Collection entries –
^^^^^^^^

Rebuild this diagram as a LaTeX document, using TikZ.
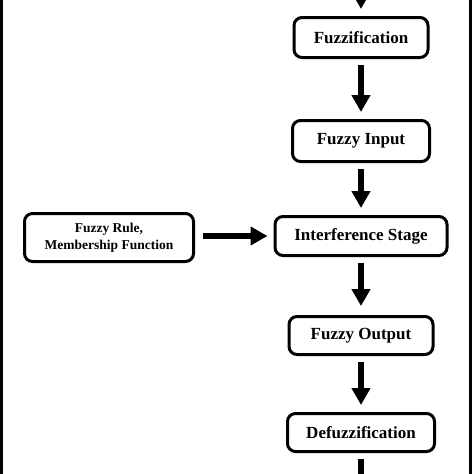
\documentclass[tikz,border=0pt]{standalone}
\usepackage{fontspec}
\setmainfont{Liberation Serif}
\usetikzlibrary{arrows.meta}

\tikzset{
  stage/.style={draw, line width=3pt, rounded corners=8pt, inner sep=0pt,
    align=center, font=\bfseries\fontsize{17}{20}\selectfont},
  flow/.style={line width=6pt, -{Triangle[length=17pt,width=18pt]}},
}

\begin{document}
\begin{tikzpicture}[x=1pt, y=-1pt]
    \useasboundingbox (0,0) rectangle (474,474);

    % frame
    \draw[line width=3pt] (1.5,0) -- (1.5,474);
    \draw[line width=3pt] (470.5,0) -- (470.5,474);

    % stages
    \node[stage, minimum width=134pt, minimum height=40pt] (fuzzif) at (361,37.5) {Fuzzification};
    \node[stage, minimum width=137pt, minimum height=41pt] (input) at (361,141) {Fuzzy Input};
    \node[stage, minimum width=172pt, minimum height=39pt] (infer) at (361,236) {Interference Stage};
    \node[stage, minimum width=144pt, minimum height=38pt] (output) at (361,335.5) {Fuzzy Output};
    \node[stage, minimum width=147pt, minimum height=38pt] (defuzz) at (361,432.5) {Defuzzification};

    % rule base
    \node[stage, minimum width=169pt, minimum height=48pt,
      font=\bfseries\fontsize{13.5}{17}\selectfont] (rule) at (109,237.5) {Fuzzy Rule,\\Membership Function};

    % flow in and out
    \coordinate (in) at (361,-20);
    \coordinate (out) at (361,500);

    % arrows
    \draw[flow, shorten >=7pt] (in) -- (fuzzif.north);
    \draw[flow, shorten <=6pt, shorten >=7pt] (fuzzif.south) -- (input.north);
    \draw[flow, shorten <=6pt, shorten >=7pt] (input.south) -- (infer.north);
    \draw[flow, shorten <=6pt, shorten >=9pt] (infer.south) -- (output.north);
    \draw[flow, shorten <=6pt, shorten >=7pt] (output.south) -- (defuzz.north);
    \draw[flow, shorten <=6pt] (defuzz.south) -- (out);
    \draw[flow, shorten <=8pt, shorten >=6pt] (rule.east |- infer.west) -- (infer.west);
\end{tikzpicture}
\end{document}
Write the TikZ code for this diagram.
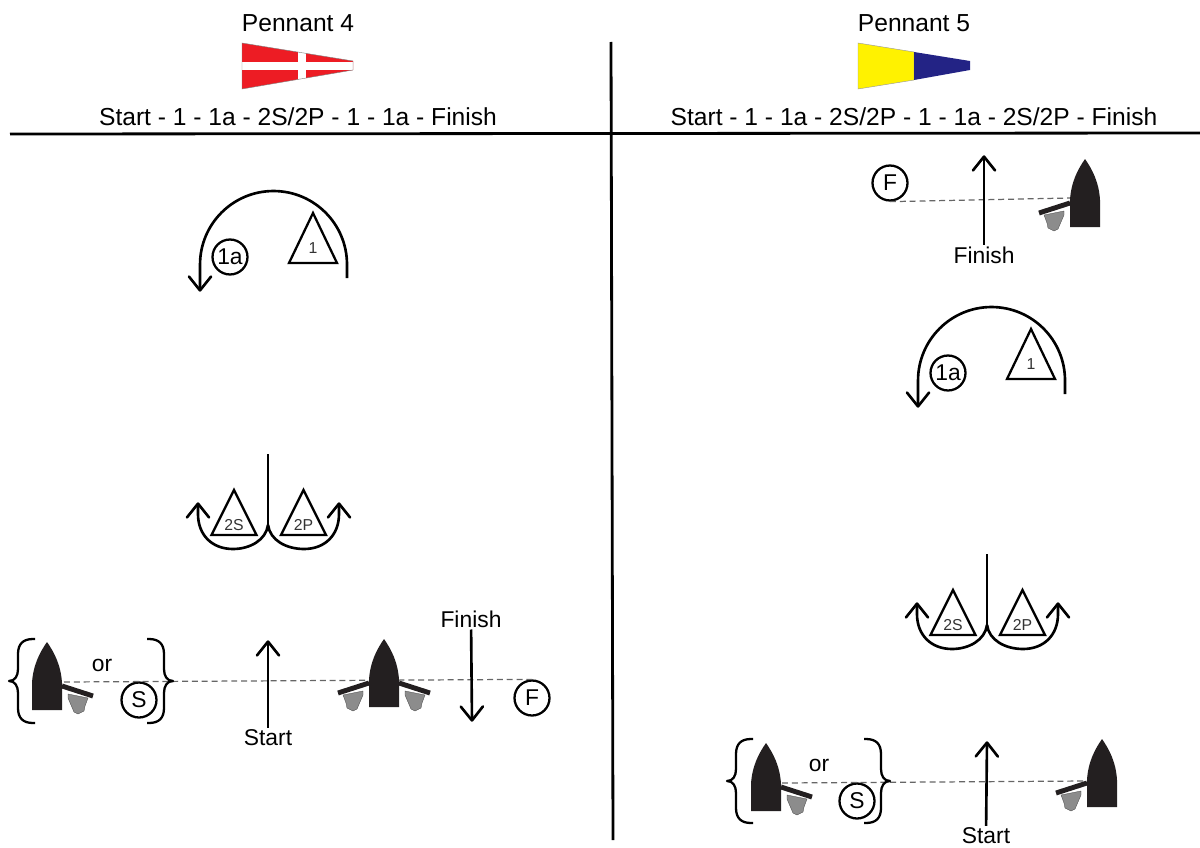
\documentclass[tikz,border=0pt]{standalone}
\usepackage{fontspec}
\setmainfont{Liberation Sans}
\usetikzlibrary{arrows.meta,shapes.geometric}

\definecolor{hullblack}{HTML}{231F20}
\definecolor{bladegray}{HTML}{8C8C8C}
\definecolor{flagred}{HTML}{ED1C24}
\definecolor{flagyellow}{HTML}{FFF200}
\definecolor{flagblue}{HTML}{232385}

% plain open head, two straight strokes
\pgfdeclarearrow{
    name=OpenHead,
    setup code={\pgfarrowssettipend{0.9pt}\pgfarrowssetlineend{-0.8pt}\pgfarrowssetbackend{-8pt}},
    drawing code={
        \pgfsetlinewidth{1.5pt}\pgfsetroundcap\pgfsetroundjoin
        \pgfpathmoveto{\pgfqpoint{-7.9pt}{6.3pt}}
        \pgfpathlineto{\pgfqpoint{0pt}{0pt}}
        \pgfpathlineto{\pgfqpoint{-7.9pt}{-6.3pt}}
        \pgfusepathqstroke
    }
}

\tikzset{
    course/.style={line width=1.5pt, black, -{OpenHead}},
    rule/.style={line width=1.6pt, black},
    sweep/.style={line width=1.5pt, black},
    startline/.style={line width=0.7pt, black!60, dash pattern=on 3.4pt off 2.2pt},
    roundmark/.style={circle, draw, line width=1.3pt, minimum size=0.7cm, inner sep=0pt, font=\fontsize{13}{15}\selectfont},
    bigtext/.style={font=\fontsize{14}{17}\selectfont, inner sep=1pt},
    smalltext/.style={font=\fontsize{13}{15}\selectfont, inner sep=1pt},
    buoy/.style={isosceles triangle, isosceles triangle stretches, shape border rotate=90, draw,
        line width=1.3pt, inner sep=0pt, outer sep=0pt, anchor=lower side, text=black!80,
        font=\fontsize{9}{10}\selectfont},
    curly/.pic={
        \draw[line width=1.3pt, black, line join=round] (26,42) -- (24,42) .. controls (14,42) and (9,37) .. (9,27) -- (9,12)
            .. controls (9,5) and (6,0) .. (0,0) .. controls (6,0) and (9,-5) .. (9,-12) -- (9,-27)
            .. controls (9,-37) and (14,-42) .. (24,-42) -- (26,-42);
    },
    hull/.pic={
        \fill[hullblack] (-15,0) -- (-15,27) .. controls (-14,45) and (-7,58) .. (0,68)
            .. controls (7,58) and (14,45) .. (15,27) -- (15,0) -- cycle;
    },
    tiller/.pic={
        \fill[bladegray, draw=black!70, line width=0.2pt] (21,16) -- (41,12) -- (38,4) -- (37,-1) -- (31,-4) -- (27,-2) -- (21,12) -- cycle;
        \draw[line width=2.8pt, hullblack] (15,24) -- (46,14);
    },
    rounding/.pic={
        \draw[course] (73.5,-13.5) -- (73.5,0) arc[start angle=0, end angle=180, radius=1.47cm] -- (-73.5,-27.5);
        \node[roundmark] (a) at (-43.5,7.5) {1a};
        \node[buoy, minimum width=0.96cm, minimum height=1cm] (one) at (39.5,1.5) {1};
    },
    gate/.pic={
        \draw[sweep] (0,73) -- (0,2);
        \draw[course] (0,2) .. controls (-2,-13) and (-18,-22) .. (-35,-22)
            .. controls (-56,-22) and (-70,-8) .. (-70,13) -- (-70,25);
        \draw[course] (0,2) .. controls (2,-13) and (18,-22) .. (36,-22)
            .. controls (57,-22) and (71,-8) .. (71,13) -- (71,25);
        \node[buoy, minimum width=0.9cm, minimum height=0.9cm] (s) at (-34,-8) {2S};
        \node[buoy, minimum width=0.9cm, minimum height=0.9cm] (p) at (35.5,-8) {2P};
    }
}

\begin{document}
\begin{tikzpicture}[x=0.02cm, y=0.02cm]
    \useasboundingbox (0,0) rectangle (1200,-848);

    % dividers
    \coordinate (ruleL) at (10,-134);
    \coordinate (ruleR) at (1200,-133);
    \coordinate (ruleT) at (611,-42);
    \coordinate (ruleB) at (613,-840);
    \draw[rule] (ruleL) -- (ruleR);
    \draw[rule] (ruleT) -- (ruleB);

    % headings
    \node[bigtext] (titleA) at (298,-23) {Pennant 4};
    \node[bigtext] (titleB) at (914,-23) {Pennant 5};
    \node[bigtext] (seqA) at (298,-117) {Start - 1 - 1a - 2S/2P - 1 - 1a - Finish};
    \node[bigtext] (seqB) at (914,-117) {Start - 1 - 1a - 2S/2P - 1 - 1a - 2S/2P - Finish};

    % pennants
    \fill[flagred] (242,-43) -- (353,-61) -- (353,-70) -- (242,-89) -- cycle;
    \fill[white] (242,-62) rectangle (353,-70);
    \fill[white] (298,-51) rectangle (306,-81);
    \draw[line width=0.25pt, black!50] (242,-43) -- (353,-61) -- (353,-70) -- (242,-89) -- cycle;
    \fill[flagyellow, draw=black!40, line width=0.25pt] (858,-43) -- (914,-52) -- (914,-80) -- (858,-89) -- cycle;
    \fill[flagblue] (914,-52) -- (970,-61) -- (970,-70) -- (914,-80) -- cycle;

    % Pennant 4 course
    \pic (roundA) at (273.5,-264.5) {rounding};
    \pic (gateA) at (268,-527) {gate};

    \node[smalltext] (orA) at (102,-665) {or};
    \node[roundmark] (sA) at (139,-700) {S};
    \node[roundmark] (fA) at (532,-698) {F};
    \coordinate (boatA) at (64,-682);
    \draw[startline] (boatA) -- (fA.north);

    \pic at (47,-710) {tiller};
    \pic at (47,-710) {hull};
    \pic at (384,-707) {tiller};
    \pic[xscale=-1] at (384,-707) {tiller};
    \pic at (384,-707) {hull};
    \pic at (9,-681) {curly};
    \pic[xscale=-1] at (173,-681) {curly};

    \node[smalltext] (startA) at (268,-738) {Start};
    \coordinate (startAtip) at (268,-640);
    \draw[course] (startA) -- (startAtip);
    \node[smalltext] (finishA) at (471,-619) {Finish};
    \coordinate (finishAtip) at (472,-722);
    \draw[course] (finishA) -- (finishAtip);

    % Pennant 5 course
    \pic (roundB) at (991.5,-380.5) {rounding};
    \pic (gateB) at (987,-627) {gate};

    % finish line at the top
    \node[roundmark] (fB) at (890,-183) {F};
    \coordinate (boatC) at (1070,-198);
    \draw[startline] (fB.south) -- (boatC);
    \pic[xscale=-1] at (1085,-227) {tiller};
    \pic at (1085,-227) {hull};
    \node[smalltext] (finishB) at (984,-255) {Finish};
    \coordinate (finishBtip) at (984,-155);
    \draw[course] (finishB) -- (finishBtip);

    % start line at the bottom
    \node[smalltext] (orB) at (819,-765) {or};
    \node[roundmark] (sB) at (857,-801) {S};
    \coordinate (boatD) at (782,-783);
    \coordinate (boatE) at (1087,-781);
    \draw[startline] (boatD) -- (boatE);

    \pic at (766,-811) {tiller};
    \pic at (766,-811) {hull};
    \pic[xscale=-1] at (1102,-807) {tiller};
    \pic at (1102,-807) {hull};
    \pic at (727,-781) {curly};
    \pic[xscale=-1] at (890,-781) {curly};

    \node[smalltext] (startB) at (986,-836) {Start};
    \coordinate (startBtip) at (987,-741);
    \draw[course] (startB) -- (startBtip);
\end{tikzpicture}
\end{document}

^^^^^^^^

Prompt –
Gather each line that holds "diagram".

Full answer –
Rebuild this diagram as a LaTeX document, using TikZ.
Write the TikZ code for this diagram.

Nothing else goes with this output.